#  > GELUID FORA >  > RECORDING & BROADCAST FORUM - FOTO'S >  >  MiniDisc opgenomen via PC Snic Stage niet afspeelbaar op Pro Denon MD M2000R

## Ballouchic

HELP!
Graag ontvang ik van een specialist terzaken de oplossing voor het volgende:
Ik neem muziek op van PC -> Sonic Stage ( Open MG) uit mijn muziek bestanden naar een Sony MD  Walkman MZ-N1 in SP mode. Deze Mni Discs zou ik graag wille afspelen op mijn Pro Denon M2000R maar het werkt niet de display van de Denon meld  "ERROR 92 " . 
Wat doe ik verkeerd of verzuim ik te doen voor een goede werking zodat mijn opgenomen MD's compatible zijn voor beide toestellen.???
Ik hoop dat iemand mij hiermee uit de problemen help.
Alvast bedank voor jullie reakties!

Marc

----------


## salsa

Verkeerde forum onderwerp denk ik..Had beter bij Recording & Broadcasting Forum gezet kunnen worden...

----------


## Mattheusvz

Ik ben weliswaar geen specialist, maar als ik het probleem zo lees denk ik aan twee dingen:
1. Staat de audio-uitvoer wel correct ingesteld. Volgens mij moet dat 44,1 (o.i.d.) zijn.
2. Waar staat SP voor? Is het een speciaal aangepast afspeelformaat, waardoor je meer/minder op een minidisc kwijt kan? Zo ja, dan is de kans groot dat andere spelers dat formaat kunnen kunnen afspelen.

Ik hoop dat je de goede oplossing weet te vinden.
Succes

----------


## Ballouchic

Sorry, maar ik ben pas nieuw lid en ben nog niet vertrouwd met al de onderwerpen en de werking van deze Site.

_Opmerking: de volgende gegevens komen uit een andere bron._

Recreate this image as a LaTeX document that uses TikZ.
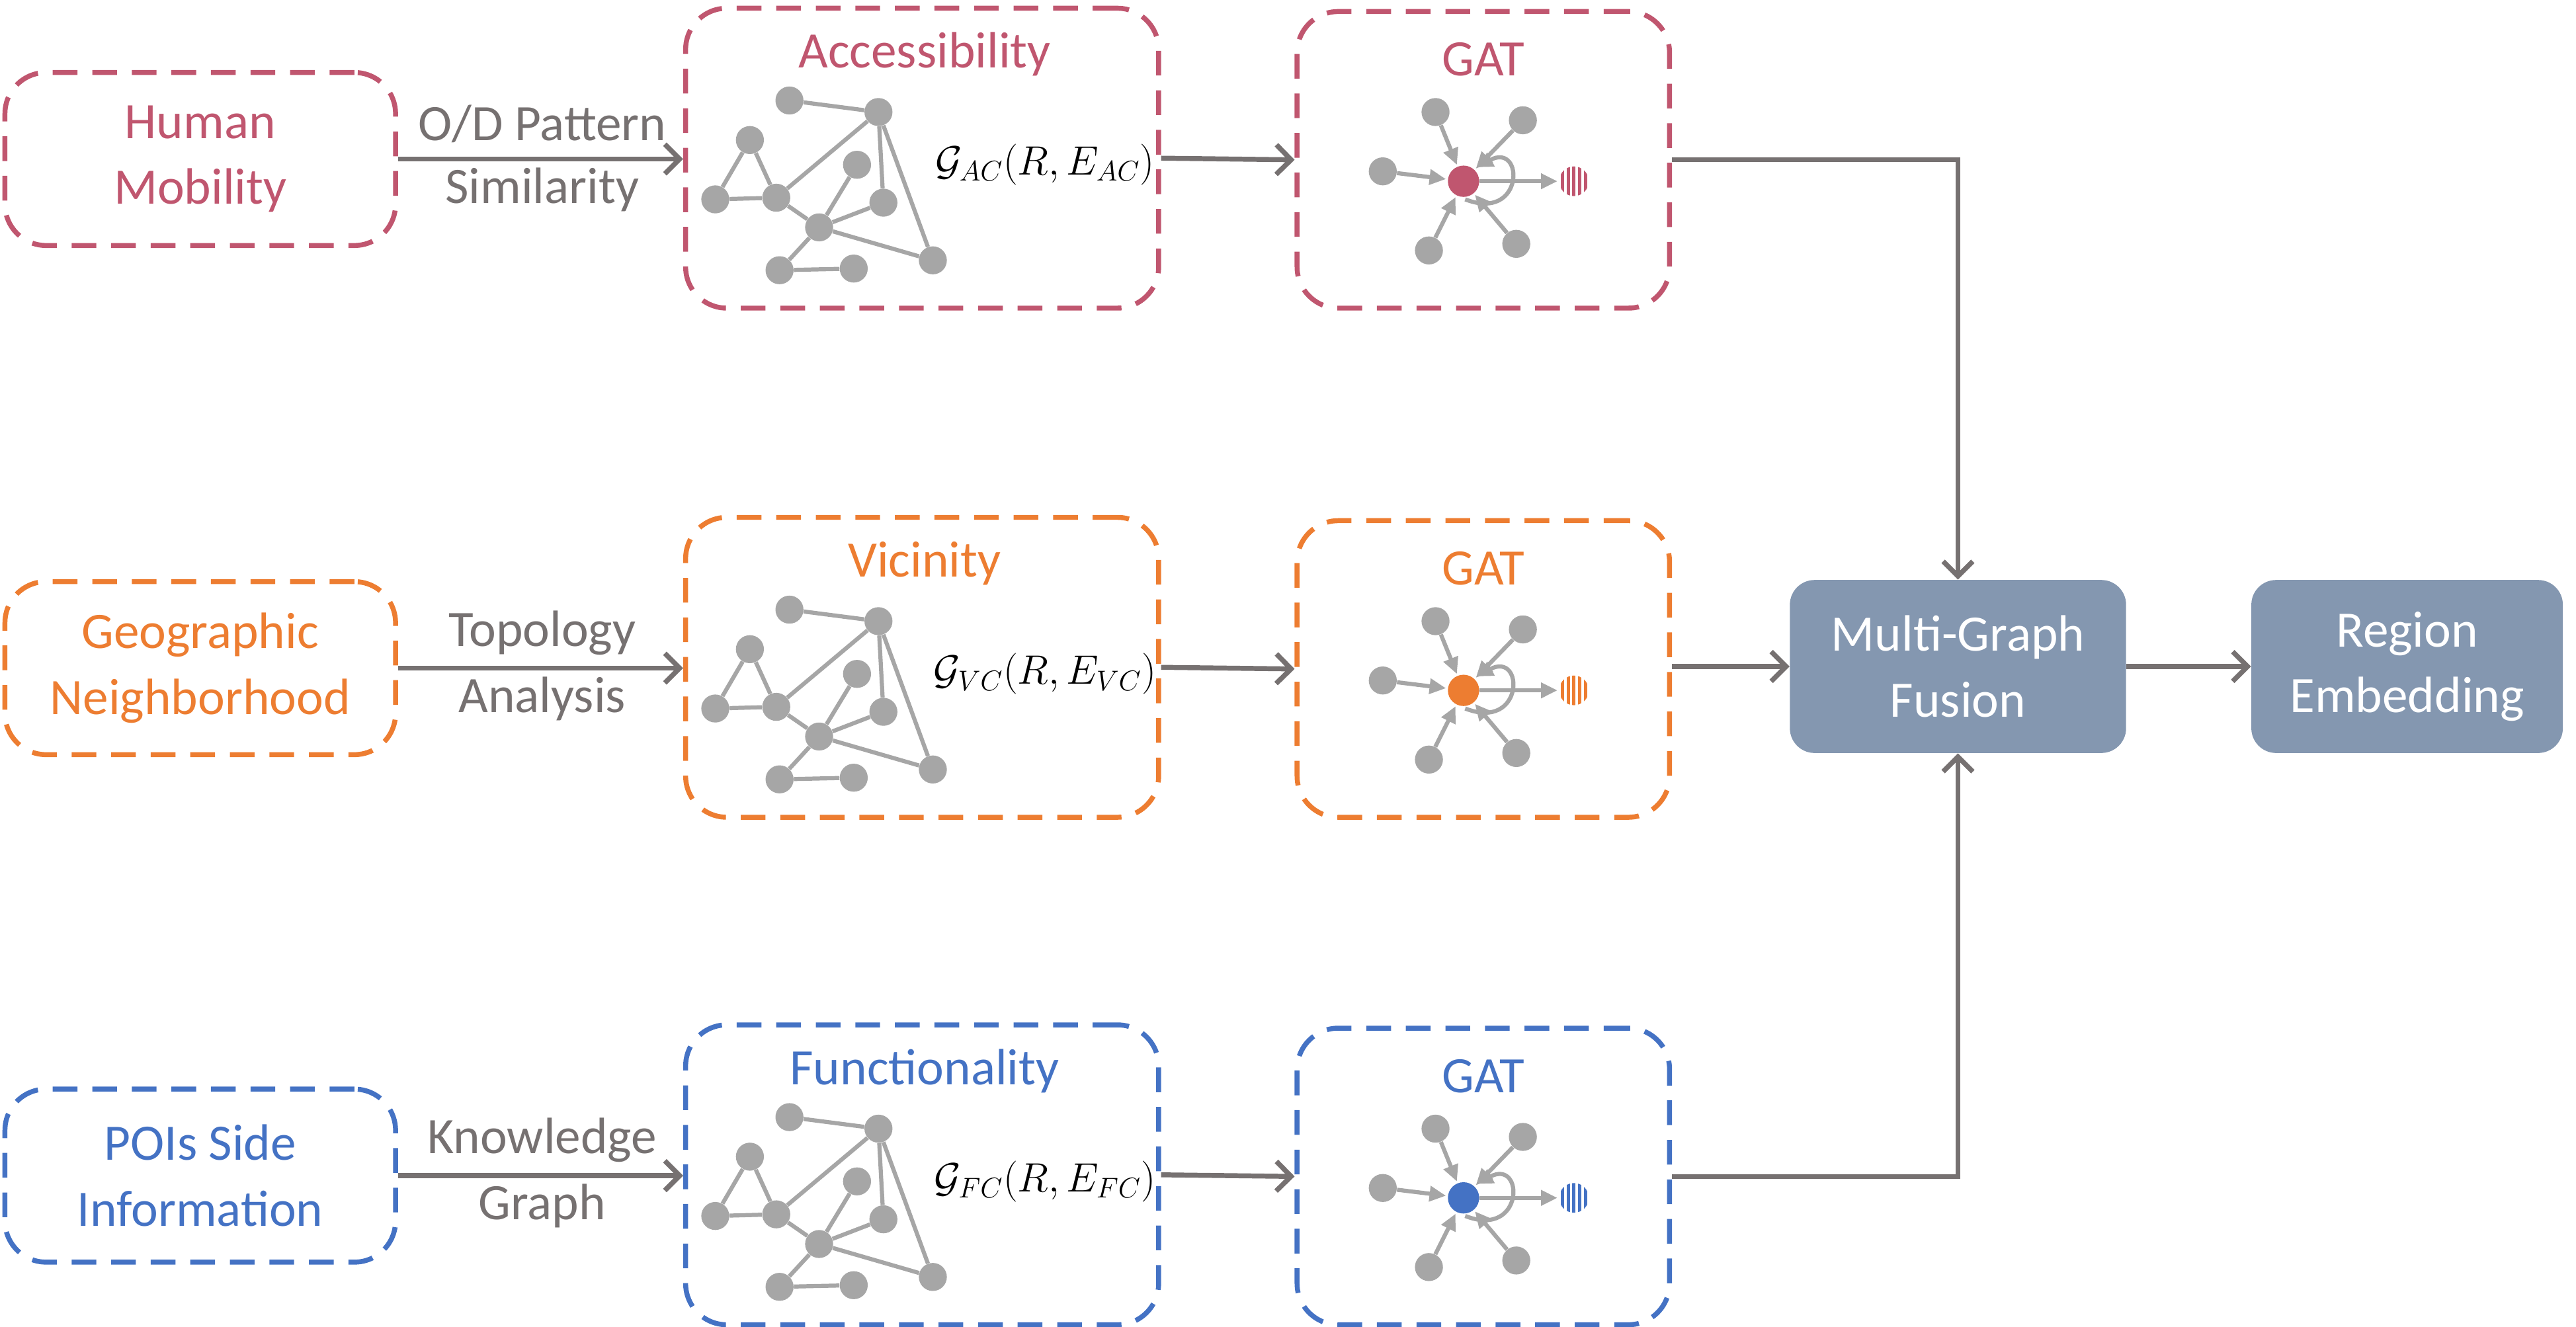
\documentclass[tikz,border=0pt]{standalone}
\usepackage{fontspec}
\setmainfont{Carlito}
\usetikzlibrary{arrows.meta,calc}
\definecolor{cpink}{HTML}{C0566F}
\definecolor{corange}{HTML}{ED7D31}
\definecolor{cblue}{HTML}{4472C4}
\definecolor{cgray}{HTML}{767171}
\definecolor{ggray}{HTML}{A6A6A6}
\definecolor{cfuse}{HTML}{8497B0}
\tikzset{
 dbox/.style={draw=#1,dash pattern=on 15pt off 9pt,line width=3pt,rounded corners=25pt},
 txt/.style={font=\fontsize{31}{40}\selectfont,align=center},
 flow/.style={draw=cgray,line width=3pt,-{Straight Barb[length=9pt,width=18pt,line width=3pt]}},
 gn/.style={circle,fill=ggray,inner sep=0pt,minimum size=17pt},
 ge/.style={draw=ggray,line width=2.5pt},
 ga/.style={draw=ggray,line width=2.5pt,-{Triangle[length=10pt,width=9pt]},shorten >=1pt},
 fuse/.style={fill=cfuse,rounded corners=15pt,text=white,txt}
}
\begin{document}
\begin{tikzpicture}[x=1pt,y=-1pt]
\useasboundingbox (0,0) rectangle (1563,805);
\foreach \r/\c/\dy/\la/\lb/\lc/\gt/\sub in {
 1/cpink/0/{Human\\Mobility}/{O/D Pattern}/Similarity/Accessibility/AC,
 2/corange/309/{Geographic\\Neighborhood}/Topology/Analysis/Vicinity/VC,
 3/cblue/617/{POIs Side\\Information}/Knowledge/Graph/Functionality/FC}{
 \node[dbox=\c,minimum width=237pt,minimum height=105pt,txt,text=\c] (L\r) at (121.5,96.5+\dy) {\la};
 \node[dbox=\c,minimum width=287pt,minimum height=182pt] (G\r) at (559.5,96+\dy) {};
 \node[dbox=\c,minimum width=226pt,minimum height=180pt] (T\r) at (900,97+\dy) {};
 \node[txt,text=\c] (Gt\r) at (561,33+\dy) {\gt};
 \node[txt,text=\c] (Tt\r) at (900,36+\dy) {GAT};
 \node[txt,text=cgray] (la\r) at (329,75+\dy) {\lb};
 \node[txt,text=cgray] (lb\r) at (329,115+\dy) {\lc};
 \draw[flow] (L\r.east) -- (G\r.west |- L\r.east);
 \draw[flow] (G\r.east) -- (T\r.west);
 \node[font=\fontsize{23}{28}\selectfont] (m\r) at (634,100+\dy) {$\mathcal{G}_{\sub}(R,E_{\sub})$};
 % graph
 \foreach \i/\x/\y in {1/479/61,2/533/68,3/455/85,4/520/100,5/434/121,6/471/120,7/536/123,8/497/138,9/566/158,10/473/164,11/518/163}
   \node[gn] (g\r-\i) at (\x,\y+\dy) {};
 \foreach \a/\b in {1/2,2/6,2/7,2/9,3/5,3/6,5/6,6/8,4/8,7/8,8/9,8/10,10/11}
   \draw[ge] (g\r-\a) -- (g\r-\b);
 % GAT
 \node[circle,fill=\c,inner sep=0pt,minimum size=19pt] (c\r) at (888,110+\dy) {};
 \foreach \i/\x/\y in {1/871/68,2/924/73,3/839/104,4/867/152,5/920/148}{
   \node[gn] (h\r-\i) at (\x,\y+\dy) {};
   \draw[ga] (h\r-\i) -- (c\r);
 }
 \draw[ga] ([shift={(1,11)}]c\r.center) .. controls +(36,14) and +(30,-16) .. ([shift={(7,-8)}]c\r.center);
 \coordinate (o\r) at (955,110+\dy);
 \draw[ga] (c\r) -- ([xshift=-9pt]o\r);
 \begin{scope}
  \clip (o\r) circle (9pt);
  \fill[white] (o\r) circle (9pt);
  \foreach \k in {-8,-4.5,-1,2.5,6}
    \fill[\c] ([xshift=\k pt,yshift=-10pt]o\r) rectangle ([xshift=\k pt+2pt,yshift=10pt]o\r);
 \end{scope}
}
\node[fuse,minimum width=204pt,minimum height=105pt] (F) at (1188,404.5) {Multi-Graph\\Fusion};
\node[fuse,minimum width=189pt,minimum height=105pt] (R) at (1460.5,404.5) {Region\\Embedding};
\draw[flow] (T1.east) -| (F.north);
\draw[flow] (T2.east |- F.west) -- (F.west);
\draw[flow] (T3.east) -| (F.south);
\draw[flow] (F) -- (R);
\end{tikzpicture}
\end{document}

Wilt u dan voor mij deze boodschap dan op de juiste plaats zetten a.u.b.?
Indien Ja laat mij dan weten waar naartoe.

Marc

----------


## moderator

verhuisd...en wat zegt de denon speler over de inhoud van ERROR 92?
Dat is wel waardevolle info denk ik :Wink:

----------


## Gast1401081

http://denondj.com/admin/assetmanage...oduct%20Sheets 

deze dus?

google vind zo1 2 3 geen manual, maar ik vermoed dat t te  maken heeft met de 2e generatie kopien. Je mag met een MD maar 1 kopie per md trekken, en als deze optie aanstaat vliegtb de kopier beveiliging erop.

----------


## laserguy

Als je het schijfje wel op de walkman kunt afspelen heeft dit dus niets met copieerbeveiliging te maken hé.
Temeer daar meestal minder cryptische foutboodschappen door worden gegenereerd zoals DIN lock of iets dergelijks.
Nee ik vermoed dat het te maken heeft met een speciale manier van opnemen alhoewel SP staat voor Standard Play.

----------


## Ballouchic

Ja, ik heb dat toestel ( Denon) al een poosje maar nooit gebruikt. Nu wou ik een MD erop afspelen en het werkte niet.De meeste MD's zijn via een docking station van PC naar walkman gedownload.  Vandaag heb ik vastgestelt dat als er een Nr. met de verkeerde code is opgenomen op een MD dan valt het hele gedoe stil met display melding ERROR 92. Ik had dus geen één MD met een volledige standart ( SP Stéréo) opname, wel met gemengde modes. Hoe dat kan,  dat is mij een raadsel.  Dus met veel zoeken en experimenteren ben ik erachter  gekomen en heb  vastgestelt dat men er moet voor zorgen dat al je opnamens op dezefde manier in 1 en dezevde mode/codex zijn opgenomen op een MD. En liefst in SP mode die het meest flexiebel en open is voor compatibiliteit met allerlei MD toestellen-> Recording SP mode for compatibility with non MDLP MD divices-> voor de specialisten! -> Software -> OPEN MG Sonic Stage 4.2 

Ik ga nu nog verder experimenteren en houd jullie op de hoogte van mijn verdere ondervindingen. Het kan nog alle kanten uit!
Ik hoop dat ik niet te snel EUREKA heb geroepen.
Bedankt voor jullie reakties en hulp!
Marc :Smile:

----------


## martijn verkerk

er staat mij iets bij dat die sony walkmans op een "hd" manier opnemen die alleen in dat type md spelers af te spelen zijn

er was iets mee met die (volgens mij) netmd kunnen alleen op netmd compatible (sony laatste generatie) afgespeeld worden

maar weet niet meer exact hoe het zat! :Cool:

----------